Fregosi and Nolan Ryan rank among the more notable players to have labored for both franchises. The most notorious was Alex Johnson, who won the AL batting title for the Angels in 1970, then was fined, benched and suspended the next season for "failure to hustle and improper mental attitude" and, finally, traded to Cleveland.

After Johnson landed in Texas in '73, Ranger manager Whitey Herzog told Shropshire, "A guy like that can poison a ballclub. But how do you poison this club?"

The Angels and Rangers made a deal with each other that season, the Rangers acquiring first baseman Jim Spencer.

"Trade? What trade?" Spencer said in the Angel clubhouse when Shropshire asked him to comment. Nobody from the Angels had the heart to tell Spencer about it.

Besides Johnson, Spencer's new teammates included:

* Charlie Hudson, a left-handed knuckleballer who went on the disabled list after shooting the middle finger of his pitching hand while cleaning his .38 revolver.

* Steve Foucault, the closer who went on the disabled list because of a broken collarbone after colliding with pitching coach Jackie Moore while shagging fly balls in the outfield.

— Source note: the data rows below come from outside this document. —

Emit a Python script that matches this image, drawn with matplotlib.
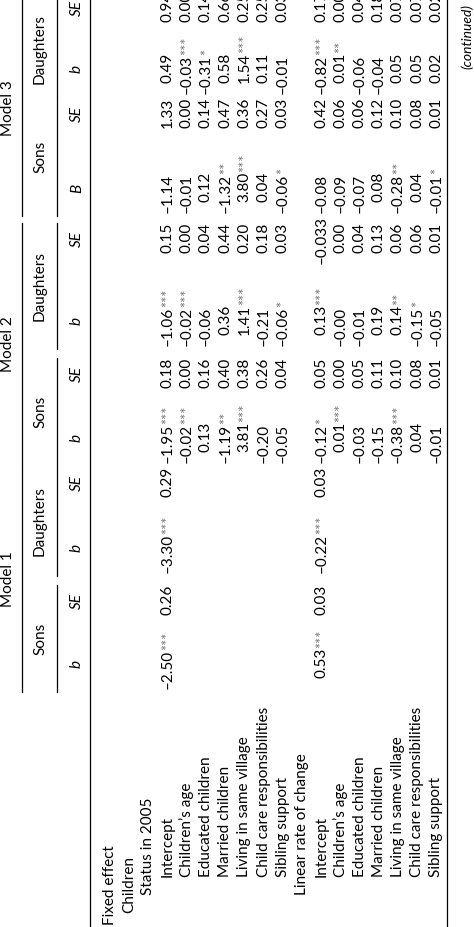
import matplotlib.pyplot as plt

plt.rcParams['font.family'] = ['Lato', 'DejaVu Sans']

row_labels = ["Fixed effect", "Children", "Status in 2005", "Intercept", "Children\u2019s age",
              "Educated children", "Married children", "Living in same village",
              "Child care responsibilities", "Sibling support", "Linear rate of change",
              "Intercept", "Children\u2019s age", "Educated children", "Married children",
              "Living in same village", "Child care responsibilities", "Sibling support"]
row_indent = [0, 1, 2, 3, 3, 3, 3, 3, 3, 3, 2, 3, 3, 3, 3, 3, 3, 3]

models = ["Model 1", "Model 2", "Model 3"]
groups = ["Sons", "Daughters"]
stat_labels = [["b", "SE", "b", "SE"], ["b", "SE", "b", "SE"], ["B", "SE", "b", "SE"]]

# each column: 7 status-in-2005 values then 7 linear-rate values ("" = empty)
m1_sons_b = ["-2.50***", "", "", "", "", "", "", "0.53***", "", "", "", "", "", ""]
m1_sons_se = ["0.26", "", "", "", "", "", "", "0.03", "", "", "", "", "", ""]
m1_dau_b = ["-3.30***", "", "", "", "", "", "", "-0.22***", "", "", "", "", "", ""]
m1_dau_se = ["0.29", "", "", "", "", "", "", "0.03", "", "", "", "", "", ""]
m2_sons_b = ["-1.95***", "-0.02***", "0.13", "-1.19**", "3.81***", "-0.20", "-0.05",
             "-0.12*", "0.01***", "-0.03", "-0.15", "-0.38***", "0.04", "-0.01"]
m2_sons_se = ["0.18", "0.00", "0.16", "0.40", "0.38", "0.26", "0.04",
              "0.05", "0.00", "0.05", "0.11", "0.10", "0.08", "0.01"]
m2_dau_b = ["-1.06***", "-0.02***", "-0.06", "0.36", "1.41***", "-0.21", "-0.06*",
            "0.13***", "-0.00", "-0.01", "0.19", "0.14**", "-0.15*", "-0.05"]
m2_dau_se = ["0.15", "0.00", "0.04", "0.44", "0.20", "0.18", "0.03",
             "-0.033", "0.00", "0.04", "0.13", "0.06", "0.06", "0.01"]
m3_sons_b = ["-1.14", "-0.01", "0.12", "-1.32**", "3.80***", "0.04", "-0.06*",
             "-0.08", "-0.09", "-0.07", "0.08", "-0.28**", "0.04", "-0.01*"]
m3_sons_se = ["1.33", "0.00", "0.14", "0.47", "0.36", "0.27", "0.03",
              "0.42", "0.06", "0.06", "0.12", "0.10", "0.08", "0.01"]
m3_dau_b = ["0.49", "-0.03***", "-0.31*", "0.58", "1.54***", "0.11", "-0.01",
            "-0.82***", "0.01**", "-0.06", "-0.04", "0.05", "0.05", "0.02"]
m3_dau_se = ["0.94", "0.00", "0.14", "0.66", "0.25", "0.25", "0.03",
             "0.17", "0.00", "0.04", "0.18", "0.07", "0.07", "0.02"]

columns = [m1_sons_b, m1_sons_se, m1_dau_b, m1_dau_se,
           m2_sons_b, m2_sons_se, m2_dau_b, m2_dau_se,
           m3_sons_b, m3_sons_se, m3_dau_b, m3_dau_se]

# layout (pixels, the table is printed rotated 90 degrees)
W, H = 474, 927
col_start = [678, 615, 562, 497, 452, 388, 335, 253, 202, 128, 83, 22]
data_rows = list(range(3, 10)) + list(range(11, 18))
row_x0, row_dx = 110, 19.2
minus_w = 11
fs = 11

fig = plt.figure(figsize=(W / 100, H / 100), dpi=100)
ax = fig.add_axes([0, 0, 1, 1])
ax.set_xlim(0, W)
ax.set_ylim(H, 0)
ax.axis('off')

def rx(i):
    return row_x0 + row_dx * i

# row labels
for i, (lab, ind) in enumerate(zip(row_labels, row_indent)):
    ax.text(rx(i), 925 - [0, 12, 30, 48][ind], lab, rotation=90, ha='center', va='bottom', fontsize=fs)

# values
for c, vals in enumerate(columns):
    for r, v in zip(data_rows, vals):
        if not v:
            continue
        num = v.rstrip('*')
        stars = v[len(num):]
        y = col_start[c] + (minus_w if num.startswith('-') else 0)
        t = ax.text(rx(r), y, num.replace('-', '\u2013'), rotation=90, ha='center', va='bottom', fontsize=fs)
        if stars:
            ax.annotate(stars, xy=(0.05, 1), xycoords=t, rotation=90, ha='left', va='bottom',
                        fontsize=fs - 0.5, color='#777777')

# headers
for m in range(3):
    for g in range(2):
        for s in range(2):
            c = m * 4 + g * 2 + s
            ax.text(77, col_start[c] - 14, stat_labels[m][g * 2 + s], rotation=90, ha='center',
                    va='center', fontsize=fs, style='italic')
        lo = col_start[m * 4 + g * 2] + 14
        hi = col_start[m * 4 + g * 2 + 1] - 30
        ax.plot([57, 57], [max(hi, 0), lo], color='black', lw=0.9)
        ax.text(40, (max(hi, 0) + lo) / 2, groups[g], rotation=90, ha='center', va='center', fontsize=fs)
    lo = col_start[m * 4] + 14
    hi = max(col_start[m * 4 + 3] - 30, 0)
    ax.plot([22, 22], [hi, lo], color='black', lw=0.9)
    ax.text(8, (hi + lo) / 2, models[m], rotation=90, ha='center', va='center', fontsize=fs)

ax.plot([90, 90], [0, H], color='black', lw=0.9)
ax.plot([447, 447], [0, H], color='black', lw=0.9)
ax.text(467, 36, "(continued)", rotation=90, ha='center', va='center', fontsize=fs - 1, style='italic')

fig.savefig("out.png", dpi=100)
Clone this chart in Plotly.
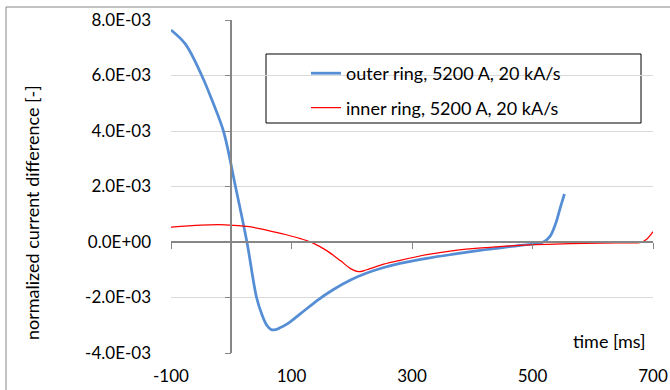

* Pete Broberg, a pitcher from Dartmouth who seemed none too smart on the mound. The Red Sox, however, were impressed with his Ivy League credentials and offered Dwight Evans for him. Proving that no one in baseball could be dumber than he was, Texas owner Bob Short turned them down.

They were with the Rangers through thin and thin, unlike the unsuccessful infield candidate in spring training who was born with two spleens and had appeared as a teenager on "I've Got a Secret."

Herzog finally lost it during his first season as the manager, accusing the Milwaukee mascot, Bernie the Brewer, of stealing signs by clapping his white-gloved hands once for a curve and twice for a fastball.

Soon after, Herzog was fired because of Short's concern for the "artistic state of the Rangers," which was something like a bag of fertilizer. Compared to the Rangers described in Shropshire's book, the Angels have a heritage as rich as the damn Yankees.